Our survey with the DH and Scie, conducted in February, backs up some of BASW’s concerns. Forty-six per cent of respondents said their personalisation training needs had not been met by their employer and 56% said that there was not enough published guidance.

There is emerging evidence that the implementation of personalisation is seeing a shift in care management work for people with lower-level needs from social workers to non-qualified staff. Social workers have been left managing more complex cases, often in integrated teams with health, and those involving safeguarding concerns.

Wirral cuts

But apart from in the Wirral, which announced plans last year to cut social work posts by 26 and increase non-social work posts by 29 in adult services, there are no confirmed instances of job cuts for social workers. Nevertheless, a Community Care survey of 600 adult social workers published last October found 58% thought fewer of them would be in post by 2011.

Peter Beresford (right), professor of social work at Brunel University and chair of service user organisation Shaping Our Lives, recently published research on what service users wanted out of the transformation of adult social care. It found what they wanted from social workers was advocacy and long-term work that builds relationships with users, rather than short-term interventions and gatekeeping.

However, Beresford warns: “I’m seriously worried because there is some evidence in a range of local authorities that social workers are being sidelined and other roles are being taken on. We’re seeing people being recruited often who will just be basically form-fillers. They will be people without the skills and the good orientation that service users truly value about social workers.”
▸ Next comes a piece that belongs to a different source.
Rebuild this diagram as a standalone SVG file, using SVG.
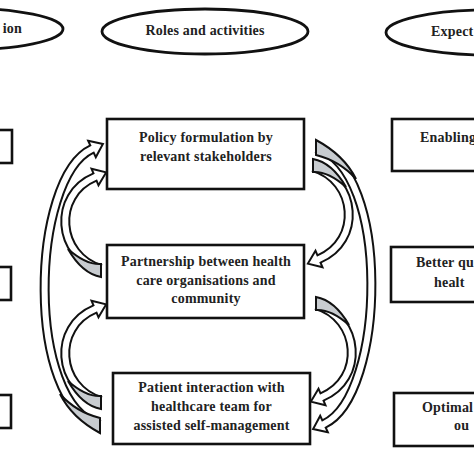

Doubts lost amid enthusiasm

Beresford warns that doubts voiced by practitioners, service users and carers a year ago were lost amid the “terrific enthusiasm” of policy-makers and adult directors for personalisation. He continues: “What worries me is that one year in to a three-year programme of transformation, only now are we getting that kind of anxiety coming to the fore, when I would have hoped we’d have been dealing with that right at the start.”

Jeremy Cooper, adult social care transformation lead for consultants Impower, says there is a logic to shifting care management tasks to non-qualified staff.

Care management role

“We would argue that a significant proportion of what care managers in many parts of the country currently spend their time doing does not require a professional social worker. In fact, we’d go so far as to say that people with a different skill set would do a better job of some parts of that.”
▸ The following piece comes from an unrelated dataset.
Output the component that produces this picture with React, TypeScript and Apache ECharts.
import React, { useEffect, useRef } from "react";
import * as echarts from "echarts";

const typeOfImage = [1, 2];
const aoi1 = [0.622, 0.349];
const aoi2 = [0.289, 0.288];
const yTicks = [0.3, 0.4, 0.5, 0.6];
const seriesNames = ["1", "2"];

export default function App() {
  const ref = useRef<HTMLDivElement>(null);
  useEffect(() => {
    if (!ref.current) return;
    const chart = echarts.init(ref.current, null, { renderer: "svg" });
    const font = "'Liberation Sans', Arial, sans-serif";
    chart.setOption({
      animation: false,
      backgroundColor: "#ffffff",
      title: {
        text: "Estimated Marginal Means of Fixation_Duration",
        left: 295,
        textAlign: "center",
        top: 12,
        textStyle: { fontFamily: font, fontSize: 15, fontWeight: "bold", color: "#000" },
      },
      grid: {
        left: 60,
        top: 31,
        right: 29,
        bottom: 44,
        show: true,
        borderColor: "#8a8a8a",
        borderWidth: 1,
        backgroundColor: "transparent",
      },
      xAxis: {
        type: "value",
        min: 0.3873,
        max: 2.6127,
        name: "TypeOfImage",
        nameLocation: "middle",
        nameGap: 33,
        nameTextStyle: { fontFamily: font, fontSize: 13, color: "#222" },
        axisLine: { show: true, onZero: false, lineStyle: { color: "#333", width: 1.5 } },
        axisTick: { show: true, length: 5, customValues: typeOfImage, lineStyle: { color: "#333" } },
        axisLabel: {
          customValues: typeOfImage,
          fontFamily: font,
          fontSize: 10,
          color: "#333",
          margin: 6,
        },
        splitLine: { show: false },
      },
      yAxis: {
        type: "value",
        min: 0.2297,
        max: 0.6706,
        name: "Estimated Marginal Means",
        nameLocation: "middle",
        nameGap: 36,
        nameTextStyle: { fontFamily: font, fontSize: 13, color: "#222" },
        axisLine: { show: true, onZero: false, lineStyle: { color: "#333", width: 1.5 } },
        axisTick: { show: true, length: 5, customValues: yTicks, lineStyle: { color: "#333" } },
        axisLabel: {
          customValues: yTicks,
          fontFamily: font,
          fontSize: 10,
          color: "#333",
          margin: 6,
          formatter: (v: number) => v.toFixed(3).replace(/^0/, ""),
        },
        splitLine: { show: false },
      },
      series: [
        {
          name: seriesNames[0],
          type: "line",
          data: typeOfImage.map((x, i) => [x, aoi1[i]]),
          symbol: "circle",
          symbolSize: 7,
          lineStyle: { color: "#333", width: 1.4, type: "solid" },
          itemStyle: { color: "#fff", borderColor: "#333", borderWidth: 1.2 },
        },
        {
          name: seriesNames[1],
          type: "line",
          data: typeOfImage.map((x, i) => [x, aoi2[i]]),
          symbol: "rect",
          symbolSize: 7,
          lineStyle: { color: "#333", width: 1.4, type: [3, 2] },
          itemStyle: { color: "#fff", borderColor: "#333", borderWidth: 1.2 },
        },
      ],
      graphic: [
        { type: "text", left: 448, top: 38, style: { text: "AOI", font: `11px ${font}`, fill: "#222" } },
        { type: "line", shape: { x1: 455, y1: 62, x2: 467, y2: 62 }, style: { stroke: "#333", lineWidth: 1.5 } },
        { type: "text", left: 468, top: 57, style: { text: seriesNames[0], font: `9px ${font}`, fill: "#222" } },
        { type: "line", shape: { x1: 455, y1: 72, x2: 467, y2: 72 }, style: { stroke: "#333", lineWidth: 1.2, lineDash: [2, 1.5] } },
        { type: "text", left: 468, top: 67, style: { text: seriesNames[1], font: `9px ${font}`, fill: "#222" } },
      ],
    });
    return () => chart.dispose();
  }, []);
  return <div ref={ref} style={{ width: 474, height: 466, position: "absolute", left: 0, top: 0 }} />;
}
Cooper disagrees with BASW’s analysis that personalisation has precipitated a decline in the number of adult social workers and that there should be more guidance handed out. “Because people are doing things differently, any guidance would have to be lowest common denominator, I don’t think that would be particularly helpful,” he says, warning that doing so could “restrict innovation”.
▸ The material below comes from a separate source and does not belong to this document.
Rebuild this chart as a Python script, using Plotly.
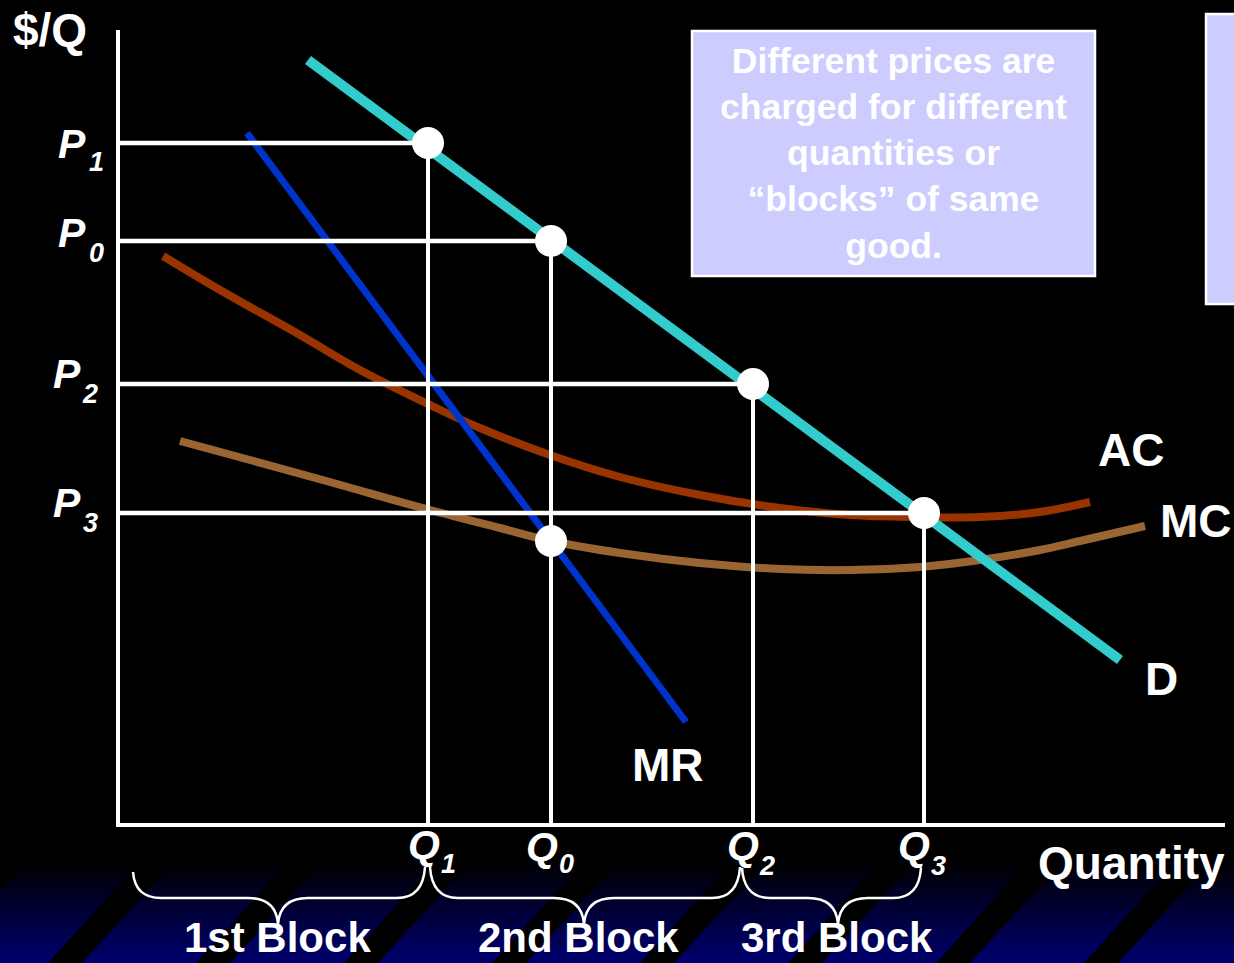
import plotly.graph_objects as go

# ---- price / quantity levels (units: Q on the x axis, $/Q on the y axis) ----
price_labels = ["1", "0", "2", "3"]
prices = [68.2, 58.4, 44.1, 31.2]          # P1, P0, P2, P3
qty_labels = ["1", "0", "2", "3"]
quantities = [31.0, 43.3, 63.5, 80.6]      # Q1, Q0, Q2, Q3

# demand curve (straight line)
demand_q = [19.0, 100.2]
demand_p = [76.5, 16.5]

# marginal revenue (straight line)
mr_q = [12.9, 56.8]
mr_p = [69.2, 10.3]

# average cost
ac_q = [4.5, 10.2, 18.2, 24.2, 31.2, 36.2, 43.2, 50.2, 58.2, 66.2, 73.2, 80.2, 86.2, 92.2, 97.2]
ac_p = [56.9, 53.5, 49.0, 45.5, 42.0, 39.7, 37.0, 34.8, 33.0, 31.7, 31.0, 30.8, 30.8, 31.3, 32.3]

# marginal cost
mc_q = [6.2, 13.2, 21.2, 31.2, 38.2, 43.3, 50.2, 58.2, 66.2, 73.2, 80.2, 86.2, 92.2, 96.2, 102.7]
mc_p = [38.4, 36.5, 34.3, 31.5, 29.7, 28.4, 27.2, 26.2, 25.6, 25.5, 25.8, 26.5, 27.5, 28.4, 29.9]

# MR = MC at Q0
mrmc_q = [43.3]
mrmc_p = [28.4]

block_labels = ["1st Block", "2nd Block", "3rd Block"]

W, H = 1234, 963
FONT = "Arial, Liberation Sans, sans-serif"
WHITE = "#FFFFFF"


# screen-pixel helpers for layout placement
def dx(x):
    return (x - 118) / 10


def dy(y):
    return (825 - y) / 10


def pxp(x):
    return x / W


def pyp(y):
    return 1 - y / H


fig = go.Figure()

# cost and revenue curves
fig.add_trace(go.Scatter(x=ac_q, y=ac_p, mode="lines", line=dict(color="#993300", width=8, shape="spline")))
fig.add_trace(go.Scatter(x=mc_q, y=mc_p, mode="lines", line=dict(color="#996633", width=8, shape="spline")))
fig.add_trace(go.Scatter(x=mr_q, y=mr_p, mode="lines", line=dict(color="#0033CC", width=7)))
fig.add_trace(go.Scatter(x=demand_q, y=demand_p, mode="lines", line=dict(color="#33CCCC", width=10)))

# guide lines from the price and quantity levels
for q, p in zip(quantities, prices):
    fig.add_trace(go.Scatter(x=[0, q], y=[p, p], mode="lines", line=dict(color=WHITE, width=4.5)))
    fig.add_trace(go.Scatter(x=[q, q], y=[p, 0], mode="lines", line=dict(color=WHITE, width=4)))

# axes
fig.add_trace(go.Scatter(x=[0, 0, dx(1225)], y=[dy(30), 0, 0], mode="lines",
                         line=dict(color=WHITE, width=4)))

# points on the demand curve and MR = MC
fig.add_trace(go.Scatter(x=quantities + mrmc_q, y=prices + mrmc_p, mode="markers",
                         marker=dict(color=WHITE, size=32, line=dict(width=0))))

shapes = []

# bottom band: vertical gradient black -> navy
y0, y1, n = 862, 963, 30
for i in range(n):
    t = (i + 0.5) / n
    b = int(round(112 * t))
    ya = y0 + (y1 - y0) * i / n
    yb = y0 + (y1 - y0) * (i + 1) / n + 0.6
    shapes.append(dict(type="rect", xref="paper", yref="paper", x0=0, x1=1,
                       y0=pyp(yb), y1=pyp(ya), fillcolor=f"rgb(0,0,{b})",
                       line=dict(width=0), layer="below"))

# diagonal black stripes across the band
for k in range(-1, 9):
    xb = 48 + 148 * k
    pts = [(xb, 963), (xb + 34, 963), (xb + 34 + 92, 862), (xb + 92, 862)]
    path = "M " + " L ".join(f"{pxp(a):.5f},{pyp(c):.5f}" for a, c in pts) + " Z"
    shapes.append(dict(type="path", xref="paper", yref="paper", path=path,
                       fillcolor="#000000", line=dict(width=0), layer="below"))

# text boxes
shapes.append(dict(type="rect", xref="paper", yref="paper",
                   x0=pxp(692), x1=pxp(1095), y0=pyp(276), y1=pyp(31),
                   fillcolor="#CCCCFF", line=dict(color=WHITE, width=2.5), layer="below"))
shapes.append(dict(type="rect", xref="paper", yref="paper",
                   x0=pxp(1206), x1=pxp(1245), y0=pyp(304), y1=pyp(14),
                   fillcolor="#CCCCFF", line=dict(color=WHITE, width=2.5), layer="below"))


# curly braces under the quantity axis
def brace(xl, yl, xr, yr, xc, ymid, ytip):
    p = f"M {pxp(xl):.5f},{pyp(yl):.5f} " \
        f"Q {pxp(xl + 2):.5f},{pyp(ymid):.5f} {pxp(xl + 28):.5f},{pyp(ymid):.5f} " \
        f"L {pxp(xc - 30):.5f},{pyp(ymid):.5f} " \
        f"Q {pxp(xc - 2):.5f},{pyp(ymid):.5f} {pxp(xc):.5f},{pyp(ytip):.5f} " \
        f"Q {pxp(xc + 2):.5f},{pyp(ymid):.5f} {pxp(xc + 30):.5f},{pyp(ymid):.5f} " \
        f"L {pxp(xr - 28):.5f},{pyp(ymid):.5f} " \
        f"Q {pxp(xr - 2):.5f},{pyp(ymid):.5f} {pxp(xr):.5f},{pyp(yr):.5f}"
    return dict(type="path", xref="paper", yref="paper", path=p,
                line=dict(color=WHITE, width=2.5), layer="above")


shapes.append(brace(133, 872, 425, 867, 278, 898, 924))
shapes.append(brace(430, 867, 740, 867, 584, 898, 924))
shapes.append(brace(742, 868, 921, 868, 838, 898, 924))

annotations = []


def label(text, x, y, size, italic=False, xanchor="center"):
    t = f"<b>{text}</b>"
    if italic:
        t = f"<b><i>{text}</i></b>"
    annotations.append(dict(text=t, x=x, y=y, xref="x", yref="y", showarrow=False,
                            xanchor=xanchor, yanchor="middle",
                            font=dict(family=FONT, size=size, color=WHITE)))


label("$/Q", dx(50), dy(30), 46)

# price labels
p_pos = [(72, 144, 96, 162), (72, 233, 96, 253), (67, 374, 90, 394), (67, 503, 90, 523)]
for s, (xa, ya, xs, ys) in zip(price_labels, p_pos):
    label("P", dx(xa), dy(ya), 41, italic=True)
    label(s, dx(xs), dy(ys), 27, italic=True)

# quantity labels
q_pos = [(424, 845, 448, 864), (542, 847, 566, 864), (743, 846, 767, 866), (914, 846, 938, 866)]
for s, (xa, ya, xs, ys) in zip(qty_labels, q_pos):
    label("Q", dx(xa), dy(ya), 41, italic=True)
    label(s, dx(xs), dy(ys), 27, italic=True)

label("AC", dx(1131), dy(450), 46)
label("MC", dx(1196), dy(521), 46)
label("D", dx(1161), dy(679), 46)
label("MR", dx(668), dy(765), 46)
label("Quantity", dx(1131), dy(863), 46)

for s, xc in zip(block_labels, [277, 578, 837]):
    label(s, dx(xc), dy(937), 42)

annotations.append(dict(
    text="<b>Different prices are<br>charged for different<br>quantities or<br>"
         "\u201cblocks\u201d of same<br>good.</b>",
    x=dx(893), y=dy(153), xref="x", yref="y", showarrow=False,
    xanchor="center", yanchor="middle", align="center",
    font=dict(family=FONT, size=35.5, color=WHITE)))

fig.update_layout(
    width=W, height=H, autosize=False,
    margin=dict(l=0, r=0, t=0, b=0, pad=0),
    paper_bgcolor="#000000", plot_bgcolor="#000000",
    showlegend=False,
    xaxis=dict(range=[dx(0), dx(W)], visible=False, fixedrange=True),
    yaxis=dict(range=[dy(H), dy(0)], visible=False, fixedrange=True),
    shapes=shapes, annotations=annotations,
)

fig.write_html("out.html", config={"displayModeBar": False})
Extra tasks for social workers

However, he adds councils have not done enough in looking at what extra tasks social workers should be taking on, rather than concentrating only on the ones they should not be doing.

“I don’t think that a lot of councils have worked through where they might need more activity, such as more proactive and enabling care reviews,” he says. “If you look at how often cases are reviewed, it’s shocking. There are a lot of people who are left for years without really being properly assessed what their needs are and what they want to achieve in life.”

Longstanding debate

National director for social care transformation Jeff Jerome (right), who has been charged with leading the implementation of personalisation in a DH-funded role, says the debate about the role of social workers in care management predates the personalisation agenda.

“You need both qualified and unqualified staff and there is huge variation between local authorities on that,” he says. “Some employ much higher proportion of qualified staff to do social work roles or care management roles than others. There’s been a debate on that for some time.”

Expansion in workforce

Jerome says that the number of people working in care and support will expand over the next ten years but stresses that the nature of their employment and professional background is to be determined.

He says councils will have to consider how many staff they need in a range of roles, including allocating resources to service users, providing brokerage and support in accessing services, commissioning or community development.

No consistent social work role

He adds: “I would be surprised if anybody could come up with something that is called a social work role – there are a series of principles and functions that have come in and out of that role over many years.”

However, as our research indicates and BASW’s intervention indicates, there is an appetite for that role to be defined.

The Department of Health’s long-awaited adult social care workforce strategy, due this spring, is expected to provide some answers.

Social Work Taskforce

After that practitioners will have to wait for the Social Work Taskforce’s verdict, due in October.

At a time when the future of children’s social work is a source of considerable debate, it may be that determining the future shape of adult social work proves to be the taskforce’s toughest task.